精神科・神経科や心療内科などの病院では、これといった治療法はなく、精神安定剤・抗不安薬等の向精神薬を処方されることが多く、他にはせいぜい、カウンセリングや認知行動療法くらいです。

薬物ではまれには改善しても一時的でしかなく、根本から改善しているわけではないので、また症状がぶり返してしまうだけでなく、ますます改善困難になってしまいます。それで症状改善になったとしても、自分で克服したことにもならないため、自信になるどころかますます自信喪失になり、それが薬物依存症にもつながることが多いのです。
向精神薬依存には身体的依存も心理的依存もあります。


練習・訓練・シミュレーション

やはり何事も逃げてばかり、避けてばかりでは先に進まないし、余計に不安や恐怖をつのらせてしまい疑心暗鬼になってしまい、克服の道はますます遠ざかってしまうことは皆さんお分かりかと思いますが…

ここでは自己訓練法、練習法についてお伝えします。
こういうことをお伝えしても患者さんは嫌がるし、否定的に考える人が多いと思いますが、実際に練習、シミュレーションをしてみるのが良いです。

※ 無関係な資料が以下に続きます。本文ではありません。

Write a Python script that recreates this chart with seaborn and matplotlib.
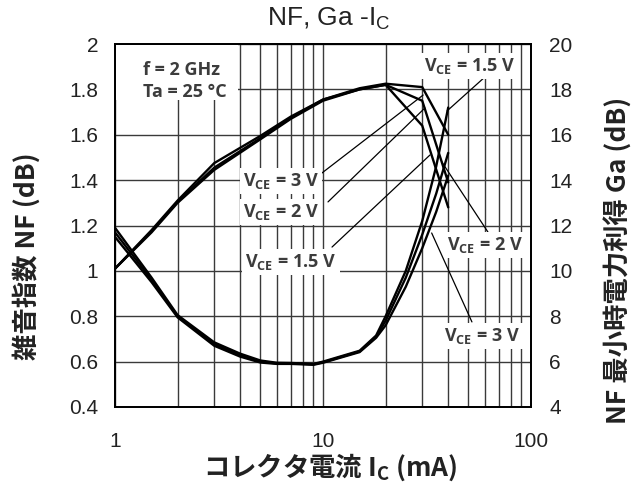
import numpy as np
import pandas as pd
import matplotlib
matplotlib.use("Agg")
import matplotlib.pyplot as plt
import seaborn as sns
from matplotlib.patches import Rectangle
from matplotlib.ticker import FixedLocator, NullFormatter, FixedFormatter

# ---------------- data ----------------
ic_ga = [1, 1.5, 2, 3, 5, 7, 10, 15, 20, 30, 40]
ga_3v = [10.1, 11.8, 13.1, 14.75, 15.95, 16.8, 17.55, 18.05, 18.25, 18.1, 16.0]
ga_2v = [10.1, 11.75, 13.05, 14.55, 15.85, 16.75, 17.55, 18.0, 18.2, 17.5, 13.9]
ga_15v = [10.1, 11.7, 13.0, 14.45, 15.8, 16.7, 17.5, 18.0, 18.2, 16.4, 12.8]

ic_nf = [1, 1.5, 2, 3, 4, 5, 6, 7, 8, 9, 10, 15, 18, 20, 25, 30, 35, 40]
nf_15v = [1.19, 0.97, 0.805, 0.685, 0.635, 0.605, 0.595, 0.594, 0.592, 0.59, 0.60, 0.648, 0.715, 0.80, 1.00, 1.22, 1.46, 1.72]
nf_2v = [1.17, 0.96, 0.80, 0.678, 0.628, 0.600, 0.592, 0.592, 0.590, 0.588, 0.597, 0.645, 0.71, 0.78, 0.97, 1.16, 1.34, 1.52]
nf_3v = [1.15, 0.95, 0.795, 0.670, 0.622, 0.596, 0.590, 0.590, 0.588, 0.586, 0.595, 0.642, 0.705, 0.76, 0.93, 1.10, 1.26, 1.42]

vce_names = ["1.5 V", "2 V", "3 V"]

x_ticks = [1, 10, 100]
x_ticklabels = ["1", "10", "100"]
nf_ticks = [0.4, 0.6, 0.8, 1.0, 1.2, 1.4, 1.6, 1.8, 2.0]
nf_ticklabels = ["0.4", "0.6", "0.8", "1", "1.2", "1.4", "1.6", "1.8", "2"]
ga_ticks = [4, 6, 8, 10, 12, 14, 16, 18, 20]
ga_ticklabels = ["4", "6", "8", "10", "12", "14", "16", "18", "20"]

title_text = r"NF, Ga -I$_\mathregular{C}$"
xlabel_text = r"コレクタ電流 I$_\mathregular{C}$ (mA)"
ylabel_left = "雑音指数 NF (dB)"
ylabel_right = "NF 最小時電力利得 Ga (dB)"
cond_text = "f = 2 GHz\nTa = 25 °C"

# label text, text position (mA, Ga), leader start (mA, Ga), leader end (mA, Ga)
labels = [
    (r"V$_\mathregular{CE}$ = 3 V", (6.28, 13.96), (9.46, 14.18), (30.3, 17.75)),
    (r"V$_\mathregular{CE}$ = 2 V", (6.28, 12.59), (10.57, 13.04), (30.9, 17.18)),
    (r"V$_\mathregular{CE}$ = 1.5 V", (7.02, 10.39), (11.05, 11.05), (32.7, 15.11)),
    (r"V$_\mathregular{CE}$ = 1.5 V", (50.9, 19.03), (60.1, 18.55), (39.5, 17.05)),
    (r"V$_\mathregular{CE}$ = 2 V", (60.1, 11.14), (62.1, 11.71), (37.2, 14.81)),
    (r"V$_\mathregular{CE}$ = 3 V", (58.1, 7.13), (52.0, 7.75), (33.3, 11.67)),
]

# ---------------- tables ----------------
ga_df = pd.concat([
    pd.DataFrame({"Ic": ic_ga, "val": v, "VCE": n})
    for v, n in zip([ga_15v, ga_2v, ga_3v], vce_names)
])
nf_df = pd.concat([
    pd.DataFrame({"Ic": ic_nf, "val": v, "VCE": n})
    for v, n in zip([nf_15v, nf_2v, nf_3v], vce_names)
])

# ---------------- figure ----------------
sns.set_theme(style="white")
plt.rcParams["font.family"] = ["Liberation Sans", "DejaVu Sans"]
plt.rcParams["mathtext.default"] = "regular"

fig = plt.figure(figsize=(6.32, 4.82), dpi=100)
ax = fig.add_axes([115 / 632, 1 - 407 / 482, 416 / 632, 363 / 482])
ax.set_xscale("log")

palette = {n: "black" for n in vce_names}
sns.lineplot(data=nf_df, x="Ic", y="val", hue="VCE", palette=palette,
             estimator=None, sort=False, legend=False, linewidth=1.7, ax=ax)

ax2 = ax.twinx()
sns.lineplot(data=ga_df, x="Ic", y="val", hue="VCE", palette=palette,
             estimator=None, sort=False, legend=False, linewidth=1.7, ax=ax2)

ax.set_xlim(1, 100)
ax.set_ylim(0.4, 2.0)
ax2.set_ylim(4, 20)

grid_kw = dict(color="#3a3a3a", linewidth=1.0)
ax.xaxis.set_major_locator(FixedLocator(x_ticks))
ax.xaxis.set_major_formatter(FixedFormatter(x_ticklabels))
ax.xaxis.set_minor_locator(FixedLocator([k * d for d in (1, 10) for k in range(2, 10)]))
ax.xaxis.set_minor_formatter(NullFormatter())
ax.set_yticks(nf_ticks)
ax.set_yticklabels(nf_ticklabels)
ax2.set_yticks(ga_ticks)
ax2.set_yticklabels(ga_ticklabels)
ax.grid(which="major", axis="both", **grid_kw)
ax.grid(which="minor", axis="x", **grid_kw)
ax.set_axisbelow(True)
ax2.grid(False)

for a in (ax, ax2):
    a.set_xlabel("")
    a.set_ylabel("")
    for s in a.spines.values():
        s.set_color("black")
        s.set_linewidth(1.3)
ax.tick_params(axis="y", which="both", length=0, pad=12, labelsize=15, colors="#222222")
ax.tick_params(axis="x", which="both", length=0, pad=18, labelsize=15, colors="#222222")
ax2.tick_params(axis="y", which="both", length=0, pad=13, labelsize=15, colors="#222222")

label_font = ["Open Sans", "DejaVu Sans"]

# white box behind condition text
ax2.add_patch(Rectangle((0.003, 0.846), 0.293, 0.152, transform=ax2.transAxes,
                        facecolor="white", edgecolor="none", zorder=3))
ax2.text(1.36, 18.36, cond_text, fontsize=13, fontweight="bold", color="#3c3c3c",
         family=label_font, ha="left", va="center", linespacing=1.25, zorder=4)

for txt, tpos, lstart, lend in labels:
    ax2.annotate("", xy=lend, xytext=lstart, xycoords="data", textcoords="data",
                 arrowprops=dict(arrowstyle="-", color="black", lw=0.9,
                                 shrinkA=0, shrinkB=0), zorder=4)
    ax2.text(tpos[0], tpos[1], txt, fontsize=13, fontweight="bold", color="#3c3c3c",
             family=label_font, ha="center", va="center", zorder=5,
             bbox=dict(boxstyle="square,pad=0.18", facecolor="white", edgecolor="none"))

fig.text(329 / 632, 1 - 19 / 482, title_text, fontsize=19, ha="center", va="center",
         color="#222222")
cjk = ["Noto Sans CJK JP", "DejaVu Sans"]
fig.text(330 / 632, 1 - 467 / 482, xlabel_text, fontsize=19, fontweight="bold",
         family=cjk, ha="center", va="center", color="#222222")
fig.text(27 / 632, 1 - 256 / 482, ylabel_left, fontsize=19, fontweight="bold",
         family=cjk, ha="center", va="center", rotation=90, color="#222222")
fig.text(619 / 632, 1 - 260 / 482, ylabel_right, fontsize=19, fontweight="bold",
         family=cjk, ha="center", va="center", rotation=90, color="#222222")

fig.savefig("out.png", dpi=100)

嫌なことほど練習や準備、訓練をせずますます苦手になってしまうのは神経症の人の常です。あがり症、緊張症の人はますます話すのが苦手になってしまい、実際にあがらなくても話がうまくない人が殆どです。

今どきの歯科は殆ど寝た状態で治療を受けますから、実際に寝転んで行うのが良いと思います。
まず、「リラクゼーション」の章の「自律訓練法」を行うのが良いです。
そちらをご参照ください。

・なるべく全身の力を抜いて寝そべった状態で、とにかく力をなるべく入れず口を開けている。
口はなるべく大きく開けますが、顎の力はあまり必要ではなく、なるべく力は入れないようにする。
(慣れれば1時間でもどうということはなく、普通の人はできます。自分が人の形をしたビニール袋に水が入った状態、大地(地球)と一体になった自分、などとイメージするとやりやすいかもしれません)

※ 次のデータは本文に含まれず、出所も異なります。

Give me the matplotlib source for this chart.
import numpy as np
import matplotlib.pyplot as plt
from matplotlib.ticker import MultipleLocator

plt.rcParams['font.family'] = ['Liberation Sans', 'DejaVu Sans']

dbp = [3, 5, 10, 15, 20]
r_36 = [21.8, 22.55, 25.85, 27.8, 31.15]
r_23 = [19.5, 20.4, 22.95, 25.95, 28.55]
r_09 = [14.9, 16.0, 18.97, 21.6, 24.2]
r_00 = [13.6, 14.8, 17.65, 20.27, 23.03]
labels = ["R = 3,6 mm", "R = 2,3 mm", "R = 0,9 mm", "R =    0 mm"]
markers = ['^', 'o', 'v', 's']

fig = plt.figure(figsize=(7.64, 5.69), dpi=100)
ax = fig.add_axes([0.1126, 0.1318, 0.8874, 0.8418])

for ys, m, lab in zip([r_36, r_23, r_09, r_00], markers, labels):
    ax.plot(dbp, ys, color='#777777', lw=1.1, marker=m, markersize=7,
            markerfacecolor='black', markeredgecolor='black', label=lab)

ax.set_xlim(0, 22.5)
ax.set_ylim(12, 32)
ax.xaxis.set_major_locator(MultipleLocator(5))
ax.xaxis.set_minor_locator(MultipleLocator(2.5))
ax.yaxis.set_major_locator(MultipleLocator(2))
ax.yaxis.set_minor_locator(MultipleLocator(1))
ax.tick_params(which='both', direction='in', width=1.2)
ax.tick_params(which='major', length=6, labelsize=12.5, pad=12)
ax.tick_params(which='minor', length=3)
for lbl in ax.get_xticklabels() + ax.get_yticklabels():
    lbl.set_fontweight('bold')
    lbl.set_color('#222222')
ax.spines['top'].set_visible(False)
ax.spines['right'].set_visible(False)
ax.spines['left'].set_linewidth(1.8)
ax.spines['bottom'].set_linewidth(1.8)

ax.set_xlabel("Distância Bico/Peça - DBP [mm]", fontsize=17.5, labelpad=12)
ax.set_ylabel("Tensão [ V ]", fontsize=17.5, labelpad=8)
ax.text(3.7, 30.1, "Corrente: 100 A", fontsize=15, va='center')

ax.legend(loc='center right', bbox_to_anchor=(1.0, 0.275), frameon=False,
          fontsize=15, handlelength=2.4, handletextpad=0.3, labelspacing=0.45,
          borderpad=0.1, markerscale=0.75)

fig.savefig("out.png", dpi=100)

・口を開けたまま、舌で喉の前の部分は閉じておき、鼻呼吸をする。
(普通は歯科治療の最中はこのようにしているはず)

・舌の根元を少し動かして、気道を確保し口呼吸もしてみる。
(要するに舌や喉、顎、口の周りの筋肉をなるべく上手く使えるようにする練習も必要)
 力はなるべく抜くいて、必要以上には入れない(必要最小限)。

・この状態で唾液が出てくるが、そのまま喉の奥に唾液をためておく。
(実際の治療中にはバキュームで吸引してくれるが)

・喉の奥を閉じたまま、唾液を飲み込むような動作を喉周囲だけで行う。
(実際には飲み込まず唾液は喉の奥に貯めたまま。この動作は治療中は必要ないといえばないが、喉周囲をリラックスさせるためにはできた方が良い)

・口を大きく開けたまま、唾液を飲み込む
(実際の治療中はバキュームで吸引してくれますが、このような動作が必要な場合もあるかもしれない。できると心理的にも余裕が生まれます)

・口を大きく開けるときはなるべく唇も大きく開くが、口角に力はなるべく入らないようにする。

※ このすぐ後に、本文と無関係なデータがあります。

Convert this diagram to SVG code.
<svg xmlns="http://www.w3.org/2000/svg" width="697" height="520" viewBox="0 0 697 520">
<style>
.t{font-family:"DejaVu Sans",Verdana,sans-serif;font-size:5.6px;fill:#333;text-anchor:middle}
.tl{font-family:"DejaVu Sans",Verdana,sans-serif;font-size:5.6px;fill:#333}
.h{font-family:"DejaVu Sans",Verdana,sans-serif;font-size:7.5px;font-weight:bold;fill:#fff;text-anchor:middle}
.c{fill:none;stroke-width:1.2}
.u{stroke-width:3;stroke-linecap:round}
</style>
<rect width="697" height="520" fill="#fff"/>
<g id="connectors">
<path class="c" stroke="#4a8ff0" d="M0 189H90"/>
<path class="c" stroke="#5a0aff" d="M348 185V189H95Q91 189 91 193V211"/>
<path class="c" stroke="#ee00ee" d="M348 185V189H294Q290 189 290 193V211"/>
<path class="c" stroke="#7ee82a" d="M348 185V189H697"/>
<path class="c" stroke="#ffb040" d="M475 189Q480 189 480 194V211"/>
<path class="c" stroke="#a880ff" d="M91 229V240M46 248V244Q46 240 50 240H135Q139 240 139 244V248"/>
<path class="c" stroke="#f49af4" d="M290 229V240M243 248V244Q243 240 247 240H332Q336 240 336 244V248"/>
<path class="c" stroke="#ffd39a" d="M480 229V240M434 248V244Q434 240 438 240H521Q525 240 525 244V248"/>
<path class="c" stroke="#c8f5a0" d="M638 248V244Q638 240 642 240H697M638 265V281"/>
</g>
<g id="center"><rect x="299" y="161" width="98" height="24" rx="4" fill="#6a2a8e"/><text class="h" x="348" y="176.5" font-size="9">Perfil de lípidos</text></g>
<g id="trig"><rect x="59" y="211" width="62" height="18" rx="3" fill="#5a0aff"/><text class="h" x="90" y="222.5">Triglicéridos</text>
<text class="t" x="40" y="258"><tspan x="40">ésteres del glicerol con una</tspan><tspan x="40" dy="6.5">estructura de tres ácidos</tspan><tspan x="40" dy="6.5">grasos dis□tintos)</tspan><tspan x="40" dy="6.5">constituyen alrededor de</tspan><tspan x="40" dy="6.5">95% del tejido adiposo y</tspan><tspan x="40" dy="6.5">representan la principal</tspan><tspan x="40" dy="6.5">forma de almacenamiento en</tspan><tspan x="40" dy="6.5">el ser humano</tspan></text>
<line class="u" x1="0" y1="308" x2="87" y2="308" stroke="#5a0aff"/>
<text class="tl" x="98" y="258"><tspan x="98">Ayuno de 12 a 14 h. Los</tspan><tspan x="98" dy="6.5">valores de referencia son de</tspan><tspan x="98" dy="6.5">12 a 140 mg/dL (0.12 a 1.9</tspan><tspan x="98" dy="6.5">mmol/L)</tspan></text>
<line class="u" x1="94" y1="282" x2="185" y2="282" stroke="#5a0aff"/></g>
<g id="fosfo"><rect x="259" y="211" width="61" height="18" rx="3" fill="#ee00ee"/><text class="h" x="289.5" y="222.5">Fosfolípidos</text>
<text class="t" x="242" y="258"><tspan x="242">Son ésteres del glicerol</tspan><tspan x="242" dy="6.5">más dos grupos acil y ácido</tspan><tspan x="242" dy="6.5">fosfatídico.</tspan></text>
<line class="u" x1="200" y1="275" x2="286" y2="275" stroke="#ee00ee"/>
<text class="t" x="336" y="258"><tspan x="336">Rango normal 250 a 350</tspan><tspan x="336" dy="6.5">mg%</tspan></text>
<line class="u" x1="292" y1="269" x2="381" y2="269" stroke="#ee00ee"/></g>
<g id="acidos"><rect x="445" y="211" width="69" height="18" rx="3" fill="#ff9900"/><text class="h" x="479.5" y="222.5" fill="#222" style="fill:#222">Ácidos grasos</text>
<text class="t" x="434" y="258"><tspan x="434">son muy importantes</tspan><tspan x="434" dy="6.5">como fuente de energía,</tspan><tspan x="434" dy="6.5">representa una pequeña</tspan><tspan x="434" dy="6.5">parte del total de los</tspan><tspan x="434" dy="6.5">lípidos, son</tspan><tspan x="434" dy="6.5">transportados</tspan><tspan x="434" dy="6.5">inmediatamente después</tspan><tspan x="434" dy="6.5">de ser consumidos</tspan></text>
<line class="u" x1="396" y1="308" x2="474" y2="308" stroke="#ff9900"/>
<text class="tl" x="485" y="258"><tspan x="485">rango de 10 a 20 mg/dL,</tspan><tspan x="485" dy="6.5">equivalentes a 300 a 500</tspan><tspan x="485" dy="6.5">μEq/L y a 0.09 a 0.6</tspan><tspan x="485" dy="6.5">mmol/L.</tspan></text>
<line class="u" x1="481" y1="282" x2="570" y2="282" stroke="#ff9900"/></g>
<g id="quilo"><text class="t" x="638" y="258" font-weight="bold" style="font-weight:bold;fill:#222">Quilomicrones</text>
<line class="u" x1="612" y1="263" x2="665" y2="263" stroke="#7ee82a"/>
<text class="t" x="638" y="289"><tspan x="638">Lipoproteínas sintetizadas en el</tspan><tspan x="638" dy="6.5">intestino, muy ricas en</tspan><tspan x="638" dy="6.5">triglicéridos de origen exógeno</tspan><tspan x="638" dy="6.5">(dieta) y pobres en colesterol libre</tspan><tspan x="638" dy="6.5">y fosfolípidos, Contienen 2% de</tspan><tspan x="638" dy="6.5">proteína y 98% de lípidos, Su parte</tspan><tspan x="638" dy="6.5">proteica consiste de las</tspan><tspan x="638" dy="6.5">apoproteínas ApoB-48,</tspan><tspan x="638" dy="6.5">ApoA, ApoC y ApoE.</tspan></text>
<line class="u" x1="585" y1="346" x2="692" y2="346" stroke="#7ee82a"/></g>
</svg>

・口をあまり開けず、唇のみ大きく開く。前歯から糸切り歯からさらに奥の歯をむき出しにする。この時もあまり口角に力は入れないようにする。(前歯の治療の時などは必要)

・これらのことはなるべく全身の力も抜いて、呼吸も楽にゆったりしながら行う。

こうしたことは、普通の人は特に苦手ではなく難なくできるはずですが、歯科治療を受けるのが苦手な人は、あまり上手くできないと思います。

歯科恐怖には心理的な面もありますが、それにともなう身体的な面、身体の問題、身体のコントロールの問題も伴っています。(この場合は特に口から舌、喉ですが)

緊張症、神経症(恐怖症も含む)の人は、身体的にも緊張が強く、無意識的不随意的に力が入ってしまうことが多い反面、力を入れことも抜くことも苦手で身体コントロールが上手ではありません。

基本的にはリラクゼーション(要するに力を抜いて神経の働きや状態を落ち着けると精神的心理的にも落ち着いてくる)と、力を適度にうまく入れることの両方が必要ですが、緊張症の人はどちらも上手くないのです。

こうした訓練・練習、シミュレーションはいろいろなことにも応用が利くし役立てることができます。運動や様々な動作、スポーツ、楽器を弾く、作業など、それぞれに応じた基本的な訓練や練習を行うと良いと思います。

訓練・練習そのものがうまくいかない人もいるし、やっても無駄な努力、余計に自信を無くして落ち込んでしまう人もいるかと思います。

また上手くできるようになって、歯科恐怖症は克服できたとしても、緊張症、神経症の人は他にもさまざまな症状があるはずです。

やはり、リラクゼーションが上手くできるようになるためにも、基本的な治療は必要です。
歯科恐怖症に限らず、緊張症、神経症の克服のためには、やはり根本から改善する治療法と同時に、ストレスの多い難しい環境にも適応できるような心身の技術も身につけるのが良いと思います。